The Risks of Unrecorded Easements - Hackstaff, Snow, Atkinson & Griess, LLC

The Risks of Unrecorded Easements

Unrecorded Easement

Does your driveway cross through someone else’s property? Or do you have a verbal agreement to access property that isn’t yours? In Colorado, if an easement has not been legally recorded, meaning it hasn’t been filed with the county clerk and recorder, its validity may depend on whether the property owner has notice of the easement, unless the easement was created by implication or prescription. Recording an easement makes it part of the public record, automatically providing constructive notice of the easement to third parties.

Below are some of the risks and potential repercussions for failing to record an easement.

Potential Loss of Rights

Colorado is a “Race-Notice” state, meaning that a later buyer of real estate can show a priority interest in a title dispute against an earlier buyer if the later buyer records their deed before the first buyer, they essentially win the “race to the courthouse” – so long as the later buyer is both a “bona fide purchaser” and is without notice of the earlier buyer’s claims. 

The Race-Notice statute applies broadly to all agreements and instruments affecting title to real property, including easements, with narrow exceptions. Essentially, this means that if you have an unrecorded agreement to cross a neighbor’s land and that neighbor sells their property to someone who does not know that agreement exists, unless a narrow exception applies, the new owner may legally block your access and extinguish the easement.

Financing and Title Insurance Difficulties

Many lenders will not issue a mortgage on a “landlocked” property, to which an unrecorded easement is the only access. This is because the lender cannot guarantee legal access to the property, a significant hurdle for financing.

Additionally, title insurance companies rely heavily onpublic records when issuing insurance policies. Because unrecorded easement do not show up on the record and are often excluded from coverage, unless an exception is removed or the policy holder gets additional endorsements, they are frequently not insured. If a dispute arises later, you maynot have insurance protection to fight it.

“Notice” Exception – When Unrecorded Prevails

In some instances, there is an exception that will allow an unrecorded easement to stand, if the new owner has “actual” or “constructive” notice. An “active” notice is direct, personal knowledge of an easement, such as the seller informing the buyer that a neighbor has a right to use a path or driveway or a signed easement agreement between two parties.

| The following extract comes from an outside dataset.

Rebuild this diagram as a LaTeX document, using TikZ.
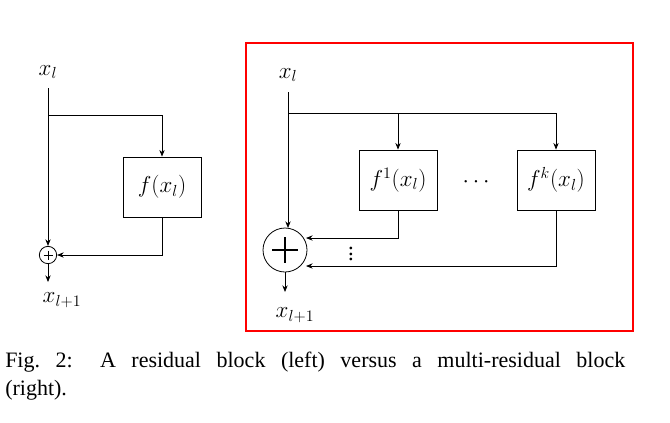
\documentclass[tikz,border=0pt]{standalone}
\usepackage{fontspec}
\setmainfont{Liberation Serif}
\usetikzlibrary{arrows.meta}
\begin{document}
\begin{tikzpicture}[x=0.75pt,y=-0.75pt,
  line/.style={line width=0.6pt},
  arr/.style={line,-{Stealth[length=5pt,width=4pt]}},
  box/.style={draw,line width=0.6pt,minimum width=58.5pt,minimum height=45pt,inner sep=0pt,font=\fontsize{17}{19}\selectfont},
  lab/.style={font=\fontsize{17}{19}\selectfont,inner sep=1pt}]
\useasboundingbox (0,0) rectangle (670,422);
% left
\node[lab] (xl) at (48,72) {$x_l$};
\coordinate (b1) at (48,115);
\node[box] (f) at (162,187) {$f(x_l)$};
\node[draw,circle,line width=0.6pt,minimum size=13pt,inner sep=0pt] (p) at (48,255) {};
\draw[line] (p.center)++(-4.5,0) -- ++(9,0) (p.center)++(0,-4.5) -- ++(0,9);
\coordinate (o1) at (48,282);
\node[lab] (xo) at (62,300) {$x_{l+1}$};
\draw[arr] (48,88) -- (p);
\draw[arr] (b1) -| (f.north);
\draw[arr] (f.south) |- (p.east);
\draw[arr] (p.south) -- (o1);
% right
\node[draw=red,line width=1.2pt,minimum width=290.25pt,minimum height=216pt,inner sep=0pt] (frame) at (439.5,187) {};
\node[lab] (xr) at (288,75) {$x_l$};
\coordinate (b2) at (288,113);
\node[box] (f1) at (398,180) {$f^1(x_l)$};
\node[box] (fk) at (556,180) {$f^k(x_l)$};
\node[lab] (hd) at (476,182) {$\cdots$};
\node[draw,circle,line width=0.6pt,minimum size=33pt,inner sep=0pt] (P) at (285,250) {};
\draw[line,line width=0.8pt] (P.center)++(-13,0) -- ++(26,0) (P.center)++(0,-13) -- ++(0,26);
\node[lab] (vd) at (351,250) {$\vdots$};
\coordinate (o2) at (285,292);
\node[lab] (xro) at (295,315) {$x_{l+1}$};
\draw[arr] (288,92) -- (288,228);
\draw[arr] (b2) -| (f1.north);
\draw[arr] (b2) -| (fk.north);
\draw[arr] (f1.south) |- (306,238);
\draw[arr] (fk.south) |- (306,266);
\draw[arr] (P.south) -- (o2);
% caption
\node[anchor=north west,text width=465pt,align=justify,inner sep=0pt,font=\fontsize{16.5}{21}\selectfont] (cap) at (5,352)
 {\hyphenpenalty=10000 Fig.~2: A residual block (left) versus a multi-residual block\linebreak (right).};
\end{tikzpicture}
\end{document}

A “constructive” notice is when an easement is so physically obvious, such as a paved driveway or visible utility lines, that any reasonable person is expected to have asked about the incursion. For example, if a buyer sees a road crossing the property they’re purchasing, they are considered legally “on notice” to investigate the access even if it’s not recorded. Recording an easement also constitutes constructive notice.

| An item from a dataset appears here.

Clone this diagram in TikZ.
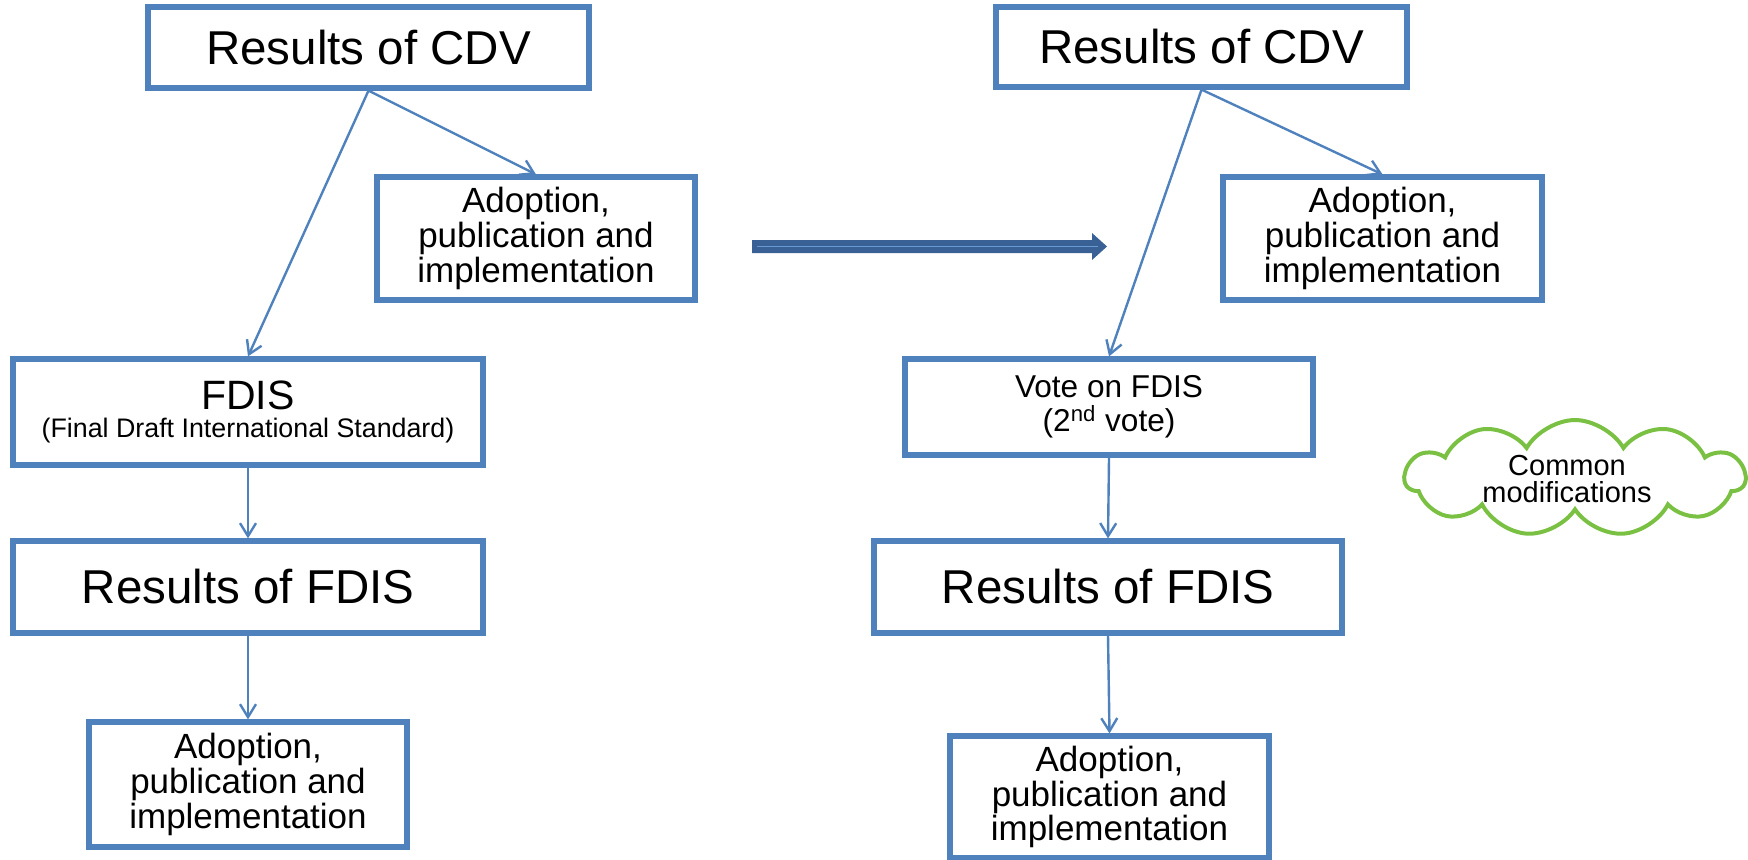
\documentclass[tikz,border=0pt]{standalone}
\usepackage{fontspec}
\setmainfont{Liberation Sans}
\usetikzlibrary{arrows.meta,shapes.symbols}
\definecolor{boxblue}{HTML}{4F81BD}
\definecolor{arrowdark}{HTML}{3A6195}
\definecolor{arrowlight}{HTML}{6A98D0}
\definecolor{cloudgreen}{HTML}{7AC143}
\begin{document}
\begin{tikzpicture}[x=0.5pt,y=-0.5pt,
  stagebox/.style={draw=boxblue, line width=2.6pt, fill=white, align=center, inner sep=0pt},
  bigtext/.style={font=\fontsize{23.75}{28}\selectfont},
  midtext/.style={font=\fontsize{17.5}{15.6}\selectfont},
  votetext/.style={font=\fontsize{15.8}{17}\selectfont},
  notetext/.style={font=\fontsize{13.4}{14}\selectfont},
  link/.style={draw=boxblue, line width=1.2pt, -{Straight Barb[length=6.5pt,width=8pt,line width=1.2pt]}},
]
\useasboundingbox (0,0) rectangle (1748,859);

% ---- left: procedure without vote on FDIS
\node[stagebox, bigtext, minimum width=220.5pt, minimum height=40.5pt] (cdvL) at (368.5,47.5) {Results of CDV};
\node[stagebox, midtext, minimum width=159pt, minimum height=61.5pt] (adoptTL) at (536,238.5) {Adoption,\\publication and\\implementation};
\node[stagebox, notetext, minimum width=235pt, minimum height=53pt] (fdisL) at (248,412)
  {{\fontsize{20.5}{20.5}\selectfont FDIS}\\(Final Draft International Standard)};
\node[stagebox, bigtext, minimum width=235pt, minimum height=46pt] (resL) at (248,587) {Results of FDIS};
\node[stagebox, midtext, minimum width=159pt, minimum height=62.5pt] (adoptBL) at (248,784.5) {Adoption,\\publication and\\implementation};

\draw[link] (cdvL.south) -- (fdisL.north);
\draw[link] (cdvL.south) -- (adoptTL.north);
\draw[link] (fdisL.south) -- (resL.north);
\draw[link] (resL.south) -- (adoptBL.north);

% ---- transition arrow
\fill[arrowdark] (752,240) -- (1092,240) -- (1092,233) -- (1107,246.5) -- (1092,260) -- (1092,253) -- (752,253) -- cycle;
\draw[arrowlight, line width=0.9pt] (757,246.5) -- (1098,246.5);

% ---- right: procedure with vote on FDIS
\node[stagebox, bigtext, minimum width=205.5pt, minimum height=40pt] (cdvR) at (1201.5,47) {Results of CDV};
\node[stagebox, midtext, minimum width=159.5pt, minimum height=61.5pt] (adoptTR) at (1382.5,238.5) {Adoption,\\publication and\\implementation};
\node[stagebox, votetext, minimum width=204pt, minimum height=48pt] (vote) at (1109,407) {Vote on FDIS\\(2\textsuperscript{nd} vote)};
\node[stagebox, bigtext, minimum width=234pt, minimum height=46pt] (resR) at (1108,587) {Results of FDIS};
\node[stagebox, midtext, minimum width=159.5pt, minimum height=61pt] (adoptBR) at (1109.5,797) {Adoption,\\publication and\\implementation};

\draw[link] (cdvR.south) -- (vote.north);
\draw[link] (cdvR.south) -- (adoptTR.north);
\draw[link] (vote.south) -- (resR.north);
\draw[link] (resR.south) -- (adoptBR.north);

% ---- cloud note
\node[cloud, draw=cloudgreen, line width=2pt, cloud puffs=11, cloud puff arc=120,
      cloud ignores aspect, minimum width=170pt, minimum height=58pt] (cloud) at (1575,478) {};
\node[align=center, font=\fontsize{14.5}{13.6}\selectfont] (cloudtext) at (1567,479) {Common\\modifications};
\end{tikzpicture}
\end{document}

Constructive notice creates a duty to investigate, whereas actual notice confirms direct awareness.

Costly Legal Battles

If a property owner decides to challenge an unrecorded easement, the person using the easement may be required to appear in court to defend their access and establish the existence of the easement, usually under more difficult legal theories to prove. Examples include:

  • Easement by Necessity: The user must prove the land is not accessible by any other means.
  • Prescriptive Easement: Someone can legally use another’s land (like a path or driveway) without permission if the use is open, notorious, continuous, and adverse (without owner consent) for a full 18 years. A prescriptive easement grants nonpossessory right of way, not ownership.
  • Easement by Prior Use: The user must prove the land was once one parcel and the use was intended to be permanent.

These court cases are often very expensive, often costing tens of thousands of dollars in legal fees.

Permissive Use vs. Permanent Rights

Unrecorded easements are often considered “handshake” deals, and may be legally classified as a license instead of an easement. Colorado generally allows for licenses to be revocable at any time by the landowner. This means that if someone spent money to build a driveway across a neighbor’s property based on a verbal agreement, the driveway builder could lose that investment if the neighboring property owner properly revokes the license.

Bottom Line: An Unrecorded Easement is Ultimately not a Guarantee

Whether you’re the property owner allowing unrecorded access to your property, or you’re accessing your own property via an unrecorded easement  agreement, there are risks involved for both parties.